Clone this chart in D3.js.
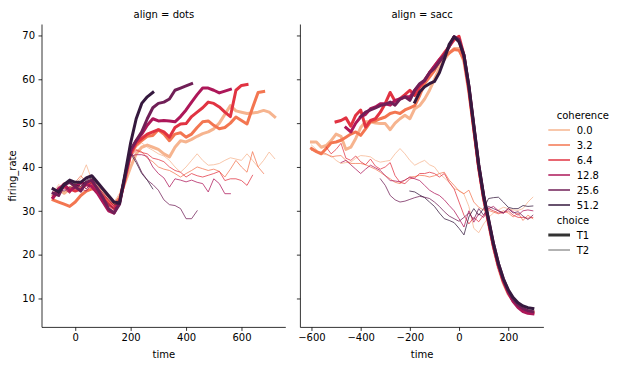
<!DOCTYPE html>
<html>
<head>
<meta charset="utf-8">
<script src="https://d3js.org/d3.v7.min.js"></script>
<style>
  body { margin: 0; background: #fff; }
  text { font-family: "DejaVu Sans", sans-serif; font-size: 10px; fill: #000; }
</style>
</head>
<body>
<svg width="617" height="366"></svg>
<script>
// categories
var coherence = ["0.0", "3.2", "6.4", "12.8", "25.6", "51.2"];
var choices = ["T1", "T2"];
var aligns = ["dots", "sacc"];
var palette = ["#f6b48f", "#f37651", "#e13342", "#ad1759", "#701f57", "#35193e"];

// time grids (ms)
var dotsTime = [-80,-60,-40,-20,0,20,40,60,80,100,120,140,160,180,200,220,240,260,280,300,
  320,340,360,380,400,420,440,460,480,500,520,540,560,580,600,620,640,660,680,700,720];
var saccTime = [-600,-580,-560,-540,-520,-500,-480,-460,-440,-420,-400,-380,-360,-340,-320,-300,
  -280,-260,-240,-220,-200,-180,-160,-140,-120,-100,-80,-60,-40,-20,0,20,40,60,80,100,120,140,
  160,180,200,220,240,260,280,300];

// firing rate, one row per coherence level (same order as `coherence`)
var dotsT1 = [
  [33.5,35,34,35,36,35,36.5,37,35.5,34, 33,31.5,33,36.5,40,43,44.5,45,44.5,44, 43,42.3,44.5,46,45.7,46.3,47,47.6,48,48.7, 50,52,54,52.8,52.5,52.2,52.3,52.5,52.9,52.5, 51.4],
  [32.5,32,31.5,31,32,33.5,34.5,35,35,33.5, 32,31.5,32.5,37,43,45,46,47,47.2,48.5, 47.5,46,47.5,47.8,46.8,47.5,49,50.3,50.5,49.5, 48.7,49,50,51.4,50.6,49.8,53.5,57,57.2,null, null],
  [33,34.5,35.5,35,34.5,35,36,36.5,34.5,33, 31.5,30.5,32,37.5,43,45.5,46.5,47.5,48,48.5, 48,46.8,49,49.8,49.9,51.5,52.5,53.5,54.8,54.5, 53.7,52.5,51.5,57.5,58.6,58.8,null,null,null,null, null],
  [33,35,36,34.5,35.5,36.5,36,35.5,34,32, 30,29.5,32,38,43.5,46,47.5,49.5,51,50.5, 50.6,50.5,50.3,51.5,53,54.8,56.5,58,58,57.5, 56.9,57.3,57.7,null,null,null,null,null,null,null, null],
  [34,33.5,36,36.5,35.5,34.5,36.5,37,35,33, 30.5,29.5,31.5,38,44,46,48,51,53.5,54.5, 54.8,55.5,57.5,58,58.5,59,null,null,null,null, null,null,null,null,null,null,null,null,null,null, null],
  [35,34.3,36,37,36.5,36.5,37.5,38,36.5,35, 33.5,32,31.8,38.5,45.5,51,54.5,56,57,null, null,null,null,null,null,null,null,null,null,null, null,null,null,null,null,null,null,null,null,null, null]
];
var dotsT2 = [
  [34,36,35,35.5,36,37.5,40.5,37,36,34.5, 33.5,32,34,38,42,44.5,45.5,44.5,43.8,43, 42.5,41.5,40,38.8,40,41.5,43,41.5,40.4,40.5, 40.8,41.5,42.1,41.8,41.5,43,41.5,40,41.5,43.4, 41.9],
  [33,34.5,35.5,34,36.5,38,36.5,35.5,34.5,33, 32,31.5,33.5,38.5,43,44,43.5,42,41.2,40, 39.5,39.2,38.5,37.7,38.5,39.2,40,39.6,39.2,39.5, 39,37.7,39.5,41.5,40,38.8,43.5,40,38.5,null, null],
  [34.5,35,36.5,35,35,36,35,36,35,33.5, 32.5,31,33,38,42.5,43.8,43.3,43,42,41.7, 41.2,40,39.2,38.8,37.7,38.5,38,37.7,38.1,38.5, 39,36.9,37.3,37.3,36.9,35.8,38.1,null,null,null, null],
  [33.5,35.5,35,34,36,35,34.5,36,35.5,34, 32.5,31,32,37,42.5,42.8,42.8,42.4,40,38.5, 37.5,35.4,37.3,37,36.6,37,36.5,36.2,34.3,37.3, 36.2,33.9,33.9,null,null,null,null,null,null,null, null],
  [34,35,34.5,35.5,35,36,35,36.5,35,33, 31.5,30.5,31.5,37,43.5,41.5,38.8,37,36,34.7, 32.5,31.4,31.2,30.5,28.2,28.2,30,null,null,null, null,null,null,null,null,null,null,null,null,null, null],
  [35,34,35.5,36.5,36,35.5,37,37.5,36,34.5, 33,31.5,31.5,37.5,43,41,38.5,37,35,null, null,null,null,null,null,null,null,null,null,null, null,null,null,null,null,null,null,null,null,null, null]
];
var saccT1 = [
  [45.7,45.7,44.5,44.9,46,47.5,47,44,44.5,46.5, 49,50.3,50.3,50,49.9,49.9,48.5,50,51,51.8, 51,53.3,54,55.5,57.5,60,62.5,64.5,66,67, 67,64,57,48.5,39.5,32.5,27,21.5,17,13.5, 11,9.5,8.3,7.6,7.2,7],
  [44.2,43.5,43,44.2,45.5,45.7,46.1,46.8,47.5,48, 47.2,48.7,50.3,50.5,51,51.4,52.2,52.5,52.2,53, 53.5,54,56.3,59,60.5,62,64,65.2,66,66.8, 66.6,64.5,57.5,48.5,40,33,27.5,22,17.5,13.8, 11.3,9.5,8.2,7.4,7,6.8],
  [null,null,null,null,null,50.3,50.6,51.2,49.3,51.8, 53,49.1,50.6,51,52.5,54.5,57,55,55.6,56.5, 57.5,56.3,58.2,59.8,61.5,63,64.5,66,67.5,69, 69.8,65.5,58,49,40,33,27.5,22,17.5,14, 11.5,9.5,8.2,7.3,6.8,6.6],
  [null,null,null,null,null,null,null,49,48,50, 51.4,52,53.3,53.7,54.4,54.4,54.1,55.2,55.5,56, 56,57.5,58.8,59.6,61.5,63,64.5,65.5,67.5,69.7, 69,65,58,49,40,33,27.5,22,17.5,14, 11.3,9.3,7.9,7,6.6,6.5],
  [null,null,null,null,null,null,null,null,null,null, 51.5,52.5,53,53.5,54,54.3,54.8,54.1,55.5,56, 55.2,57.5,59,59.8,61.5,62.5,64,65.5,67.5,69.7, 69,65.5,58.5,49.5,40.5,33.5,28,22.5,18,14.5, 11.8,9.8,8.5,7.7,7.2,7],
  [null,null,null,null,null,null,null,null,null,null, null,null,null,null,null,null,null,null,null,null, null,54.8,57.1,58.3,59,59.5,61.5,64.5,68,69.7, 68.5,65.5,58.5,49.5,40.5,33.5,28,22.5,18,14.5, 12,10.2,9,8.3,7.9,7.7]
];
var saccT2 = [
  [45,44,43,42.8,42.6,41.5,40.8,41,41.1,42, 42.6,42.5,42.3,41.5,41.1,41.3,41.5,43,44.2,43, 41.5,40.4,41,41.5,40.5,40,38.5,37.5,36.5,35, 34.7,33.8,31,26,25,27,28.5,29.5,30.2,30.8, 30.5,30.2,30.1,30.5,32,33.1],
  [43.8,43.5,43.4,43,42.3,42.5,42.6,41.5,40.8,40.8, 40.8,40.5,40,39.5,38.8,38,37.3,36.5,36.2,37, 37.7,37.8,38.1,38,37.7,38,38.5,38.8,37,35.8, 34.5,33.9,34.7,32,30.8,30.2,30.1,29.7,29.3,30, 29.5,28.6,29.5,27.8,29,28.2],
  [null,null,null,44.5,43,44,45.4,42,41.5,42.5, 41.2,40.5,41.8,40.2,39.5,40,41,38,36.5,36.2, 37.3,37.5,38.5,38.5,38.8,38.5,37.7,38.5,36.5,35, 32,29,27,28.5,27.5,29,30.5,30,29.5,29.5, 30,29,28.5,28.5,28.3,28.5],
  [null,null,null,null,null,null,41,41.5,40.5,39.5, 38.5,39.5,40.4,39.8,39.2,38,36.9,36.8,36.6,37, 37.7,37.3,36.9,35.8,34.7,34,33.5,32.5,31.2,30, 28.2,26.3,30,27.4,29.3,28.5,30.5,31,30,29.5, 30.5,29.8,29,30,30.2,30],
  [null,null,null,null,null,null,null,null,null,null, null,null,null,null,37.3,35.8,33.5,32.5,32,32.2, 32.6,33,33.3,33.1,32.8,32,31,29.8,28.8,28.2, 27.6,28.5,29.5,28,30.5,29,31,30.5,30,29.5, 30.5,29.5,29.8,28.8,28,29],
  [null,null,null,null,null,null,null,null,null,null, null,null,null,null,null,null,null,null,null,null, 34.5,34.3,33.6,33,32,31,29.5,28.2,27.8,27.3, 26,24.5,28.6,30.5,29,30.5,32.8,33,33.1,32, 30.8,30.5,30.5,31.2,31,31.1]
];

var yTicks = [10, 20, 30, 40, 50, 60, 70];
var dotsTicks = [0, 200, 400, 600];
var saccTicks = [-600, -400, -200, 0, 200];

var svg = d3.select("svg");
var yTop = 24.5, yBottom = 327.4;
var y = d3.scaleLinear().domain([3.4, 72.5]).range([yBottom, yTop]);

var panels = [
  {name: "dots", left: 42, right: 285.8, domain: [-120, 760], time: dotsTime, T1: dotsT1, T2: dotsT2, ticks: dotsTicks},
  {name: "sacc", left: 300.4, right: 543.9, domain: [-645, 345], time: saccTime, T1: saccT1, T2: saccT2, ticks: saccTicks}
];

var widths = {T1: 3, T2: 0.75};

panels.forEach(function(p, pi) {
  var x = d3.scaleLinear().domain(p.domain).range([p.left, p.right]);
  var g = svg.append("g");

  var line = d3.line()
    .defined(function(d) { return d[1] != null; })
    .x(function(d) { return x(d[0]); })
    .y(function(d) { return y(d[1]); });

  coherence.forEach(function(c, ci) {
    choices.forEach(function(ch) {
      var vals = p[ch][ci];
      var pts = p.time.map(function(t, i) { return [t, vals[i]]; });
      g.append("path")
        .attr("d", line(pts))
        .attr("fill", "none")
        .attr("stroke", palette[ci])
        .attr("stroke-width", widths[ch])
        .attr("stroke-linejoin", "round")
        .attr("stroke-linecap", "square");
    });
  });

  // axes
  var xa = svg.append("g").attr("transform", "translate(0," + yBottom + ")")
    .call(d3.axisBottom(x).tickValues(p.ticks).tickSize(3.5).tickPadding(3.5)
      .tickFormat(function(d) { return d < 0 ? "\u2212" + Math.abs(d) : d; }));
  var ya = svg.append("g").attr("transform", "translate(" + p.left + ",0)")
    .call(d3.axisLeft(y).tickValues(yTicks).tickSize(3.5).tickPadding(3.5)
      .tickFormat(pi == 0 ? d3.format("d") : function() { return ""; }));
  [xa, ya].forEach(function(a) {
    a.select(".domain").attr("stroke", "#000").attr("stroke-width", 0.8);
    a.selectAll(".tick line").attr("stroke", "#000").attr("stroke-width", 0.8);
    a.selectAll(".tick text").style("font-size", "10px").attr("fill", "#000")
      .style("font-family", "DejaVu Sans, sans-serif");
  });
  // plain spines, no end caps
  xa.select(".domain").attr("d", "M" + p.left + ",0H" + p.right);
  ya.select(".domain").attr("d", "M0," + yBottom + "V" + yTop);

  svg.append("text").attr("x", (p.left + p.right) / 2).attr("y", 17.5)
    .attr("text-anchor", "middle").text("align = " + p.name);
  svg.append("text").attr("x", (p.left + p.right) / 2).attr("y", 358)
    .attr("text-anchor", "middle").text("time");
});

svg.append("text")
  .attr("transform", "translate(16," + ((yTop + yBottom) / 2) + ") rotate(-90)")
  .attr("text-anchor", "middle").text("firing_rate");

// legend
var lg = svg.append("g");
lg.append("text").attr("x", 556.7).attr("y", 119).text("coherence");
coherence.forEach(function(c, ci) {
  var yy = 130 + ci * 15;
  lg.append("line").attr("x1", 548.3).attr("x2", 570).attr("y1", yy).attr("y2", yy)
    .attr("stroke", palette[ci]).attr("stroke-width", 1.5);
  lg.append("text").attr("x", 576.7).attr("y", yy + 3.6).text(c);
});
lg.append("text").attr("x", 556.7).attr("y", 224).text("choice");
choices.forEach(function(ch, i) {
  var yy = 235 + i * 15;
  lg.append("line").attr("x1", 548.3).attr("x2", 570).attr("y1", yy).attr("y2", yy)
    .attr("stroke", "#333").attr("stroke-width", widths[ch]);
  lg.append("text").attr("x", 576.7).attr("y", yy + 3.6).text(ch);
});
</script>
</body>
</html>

###

■ What to produce
Leave out any pictures and return exactly the lines from the beginning of the data through the line with "160,180,200,220,240,260,280,300];", inclusive.

■ Final answer
Clone this chart in D3.js.
<!DOCTYPE html>
<html>
<head>
<meta charset="utf-8">
<script src="https://d3js.org/d3.v7.min.js"></script>
<style>
  body { margin: 0; background: #fff; }
  text { font-family: "DejaVu Sans", sans-serif; font-size: 10px; fill: #000; }
</style>
</head>
<body>
<svg width="617" height="366"></svg>
<script>
// categories
var coherence = ["0.0", "3.2", "6.4", "12.8", "25.6", "51.2"];
var choices = ["T1", "T2"];
var aligns = ["dots", "sacc"];
var palette = ["#f6b48f", "#f37651", "#e13342", "#ad1759", "#701f57", "#35193e"];

// time grids (ms)
var dotsTime = [-80,-60,-40,-20,0,20,40,60,80,100,120,140,160,180,200,220,240,260,280,300,
  320,340,360,380,400,420,440,460,480,500,520,540,560,580,600,620,640,660,680,700,720];
var saccTime = [-600,-580,-560,-540,-520,-500,-480,-460,-440,-420,-400,-380,-360,-340,-320,-300,
  -280,-260,-240,-220,-200,-180,-160,-140,-120,-100,-80,-60,-40,-20,0,20,40,60,80,100,120,140,
  160,180,200,220,240,260,280,300];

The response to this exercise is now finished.